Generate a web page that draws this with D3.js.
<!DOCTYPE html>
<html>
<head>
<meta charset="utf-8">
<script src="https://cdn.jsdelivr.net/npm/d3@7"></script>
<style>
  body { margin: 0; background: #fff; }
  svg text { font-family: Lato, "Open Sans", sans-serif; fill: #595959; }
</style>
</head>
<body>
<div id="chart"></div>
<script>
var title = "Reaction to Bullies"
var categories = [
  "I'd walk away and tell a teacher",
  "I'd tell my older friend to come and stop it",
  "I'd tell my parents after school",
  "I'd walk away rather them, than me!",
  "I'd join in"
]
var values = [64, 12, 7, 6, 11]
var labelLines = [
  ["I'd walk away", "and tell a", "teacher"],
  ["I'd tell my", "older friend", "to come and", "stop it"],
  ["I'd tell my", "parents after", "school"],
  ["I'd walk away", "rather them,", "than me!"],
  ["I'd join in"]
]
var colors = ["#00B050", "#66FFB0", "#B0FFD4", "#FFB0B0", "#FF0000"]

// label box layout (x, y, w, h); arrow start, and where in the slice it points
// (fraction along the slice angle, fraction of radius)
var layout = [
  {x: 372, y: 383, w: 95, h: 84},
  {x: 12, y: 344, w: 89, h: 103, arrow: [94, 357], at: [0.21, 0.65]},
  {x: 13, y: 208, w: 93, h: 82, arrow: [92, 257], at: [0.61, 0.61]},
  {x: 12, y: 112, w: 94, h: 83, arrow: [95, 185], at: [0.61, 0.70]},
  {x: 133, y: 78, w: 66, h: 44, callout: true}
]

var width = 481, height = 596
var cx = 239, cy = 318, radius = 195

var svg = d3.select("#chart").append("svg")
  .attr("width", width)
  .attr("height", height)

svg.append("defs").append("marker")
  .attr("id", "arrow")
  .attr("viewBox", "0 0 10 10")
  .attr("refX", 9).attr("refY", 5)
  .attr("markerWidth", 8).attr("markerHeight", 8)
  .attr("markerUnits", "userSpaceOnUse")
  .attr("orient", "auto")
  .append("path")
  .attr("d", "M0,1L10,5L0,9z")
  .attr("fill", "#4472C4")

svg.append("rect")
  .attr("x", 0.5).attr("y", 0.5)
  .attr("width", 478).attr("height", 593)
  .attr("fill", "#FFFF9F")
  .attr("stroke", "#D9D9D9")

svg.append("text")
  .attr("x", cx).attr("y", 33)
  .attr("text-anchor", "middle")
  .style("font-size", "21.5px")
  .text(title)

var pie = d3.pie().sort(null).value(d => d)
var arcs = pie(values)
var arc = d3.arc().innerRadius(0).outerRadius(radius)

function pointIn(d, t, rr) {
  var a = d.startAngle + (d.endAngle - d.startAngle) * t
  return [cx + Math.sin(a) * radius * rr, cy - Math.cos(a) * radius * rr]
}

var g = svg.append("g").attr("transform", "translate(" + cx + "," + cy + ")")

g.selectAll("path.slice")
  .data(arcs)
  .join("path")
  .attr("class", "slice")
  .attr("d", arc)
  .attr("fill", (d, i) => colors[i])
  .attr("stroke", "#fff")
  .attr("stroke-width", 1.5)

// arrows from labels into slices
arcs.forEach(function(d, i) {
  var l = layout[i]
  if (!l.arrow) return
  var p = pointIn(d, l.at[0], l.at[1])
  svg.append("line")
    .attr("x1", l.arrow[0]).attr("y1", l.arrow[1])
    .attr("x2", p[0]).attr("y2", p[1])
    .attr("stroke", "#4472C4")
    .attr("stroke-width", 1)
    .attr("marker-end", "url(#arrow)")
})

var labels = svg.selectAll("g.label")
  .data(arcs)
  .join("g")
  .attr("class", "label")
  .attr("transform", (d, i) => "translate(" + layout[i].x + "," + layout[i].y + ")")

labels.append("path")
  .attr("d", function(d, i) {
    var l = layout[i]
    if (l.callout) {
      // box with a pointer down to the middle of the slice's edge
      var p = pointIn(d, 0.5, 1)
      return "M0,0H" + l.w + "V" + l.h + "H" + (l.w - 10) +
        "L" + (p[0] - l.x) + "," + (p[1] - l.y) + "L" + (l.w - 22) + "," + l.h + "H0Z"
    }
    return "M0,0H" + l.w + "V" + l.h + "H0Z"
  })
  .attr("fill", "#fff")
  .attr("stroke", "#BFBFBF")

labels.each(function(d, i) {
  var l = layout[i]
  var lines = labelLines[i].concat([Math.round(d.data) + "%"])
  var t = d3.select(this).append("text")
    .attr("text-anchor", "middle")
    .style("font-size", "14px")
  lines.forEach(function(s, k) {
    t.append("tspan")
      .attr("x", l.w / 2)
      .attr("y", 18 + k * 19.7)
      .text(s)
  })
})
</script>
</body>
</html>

====

= What is asked =
Return the lines above exactly, keeping every word.

= Completed exercise =
Generate a web page that draws this with D3.js.
<!DOCTYPE html>
<html>
<head>
<meta charset="utf-8">
<script src="https://cdn.jsdelivr.net/npm/d3@7"></script>
<style>
  body { margin: 0; background: #fff; }
  svg text { font-family: Lato, "Open Sans", sans-serif; fill: #595959; }
</style>
</head>
<body>
<div id="chart"></div>
<script>
var title = "Reaction to Bullies"
var categories = [
  "I'd walk away and tell a teacher",
  "I'd tell my older friend to come and stop it",
  "I'd tell my parents after school",
  "I'd walk away rather them, than me!",
  "I'd join in"
]
var values = [64, 12, 7, 6, 11]
var labelLines = [
  ["I'd walk away", "and tell a", "teacher"],
  ["I'd tell my", "older friend", "to come and", "stop it"],
  ["I'd tell my", "parents after", "school"],
  ["I'd walk away", "rather them,", "than me!"],
  ["I'd join in"]
]
var colors = ["#00B050", "#66FFB0", "#B0FFD4", "#FFB0B0", "#FF0000"]

// label box layout (x, y, w, h); arrow start, and where in the slice it points
// (fraction along the slice angle, fraction of radius)
var layout = [
  {x: 372, y: 383, w: 95, h: 84},
  {x: 12, y: 344, w: 89, h: 103, arrow: [94, 357], at: [0.21, 0.65]},
  {x: 13, y: 208, w: 93, h: 82, arrow: [92, 257], at: [0.61, 0.61]},
  {x: 12, y: 112, w: 94, h: 83, arrow: [95, 185], at: [0.61, 0.70]},
  {x: 133, y: 78, w: 66, h: 44, callout: true}
]

var width = 481, height = 596
var cx = 239, cy = 318, radius = 195

var svg = d3.select("#chart").append("svg")
  .attr("width", width)
  .attr("height", height)

svg.append("defs").append("marker")
  .attr("id", "arrow")
  .attr("viewBox", "0 0 10 10")
  .attr("refX", 9).attr("refY", 5)
  .attr("markerWidth", 8).attr("markerHeight", 8)
  .attr("markerUnits", "userSpaceOnUse")
  .attr("orient", "auto")
  .append("path")
  .attr("d", "M0,1L10,5L0,9z")
  .attr("fill", "#4472C4")

svg.append("rect")
  .attr("x", 0.5).attr("y", 0.5)
  .attr("width", 478).attr("height", 593)
  .attr("fill", "#FFFF9F")
  .attr("stroke", "#D9D9D9")

svg.append("text")
  .attr("x", cx).attr("y", 33)
  .attr("text-anchor", "middle")
  .style("font-size", "21.5px")
  .text(title)

var pie = d3.pie().sort(null).value(d => d)
var arcs = pie(values)
var arc = d3.arc().innerRadius(0).outerRadius(radius)

function pointIn(d, t, rr) {
  var a = d.startAngle + (d.endAngle - d.startAngle) * t
  return [cx + Math.sin(a) * radius * rr, cy - Math.cos(a) * radius * rr]
}

var g = svg.append("g").attr("transform", "translate(" + cx + "," + cy + ")")

g.selectAll("path.slice")
  .data(arcs)
  .join("path")
  .attr("class", "slice")
  .attr("d", arc)
  .attr("fill", (d, i) => colors[i])
  .attr("stroke", "#fff")
  .attr("stroke-width", 1.5)

// arrows from labels into slices
arcs.forEach(function(d, i) {
  var l = layout[i]
  if (!l.arrow) return
  var p = pointIn(d, l.at[0], l.at[1])
  svg.append("line")
    .attr("x1", l.arrow[0]).attr("y1", l.arrow[1])
    .attr("x2", p[0]).attr("y2", p[1])
    .attr("stroke", "#4472C4")
    .attr("stroke-width", 1)
    .attr("marker-end", "url(#arrow)")
})

var labels = svg.selectAll("g.label")
  .data(arcs)
  .join("g")
  .attr("class", "label")
  .attr("transform", (d, i) => "translate(" + layout[i].x + "," + layout[i].y + ")")

labels.append("path")
  .attr("d", function(d, i) {
    var l = layout[i]
    if (l.callout) {
      // box with a pointer down to the middle of the slice's edge
      var p = pointIn(d, 0.5, 1)
      return "M0,0H" + l.w + "V" + l.h + "H" + (l.w - 10) +
        "L" + (p[0] - l.x) + "," + (p[1] - l.y) + "L" + (l.w - 22) + "," + l.h + "H0Z"
    }
    return "M0,0H" + l.w + "V" + l.h + "H0Z"
  })
  .attr("fill", "#fff")
  .attr("stroke", "#BFBFBF")

labels.each(function(d, i) {
  var l = layout[i]
  var lines = labelLines[i].concat([Math.round(d.data) + "%"])
  var t = d3.select(this).append("text")
    .attr("text-anchor", "middle")
    .style("font-size", "14px")
  lines.forEach(function(s, k) {
    t.append("tspan")
      .attr("x", l.w / 2)
      .attr("y", 18 + k * 19.7)
      .text(s)
  })
})
</script>
</body>
</html>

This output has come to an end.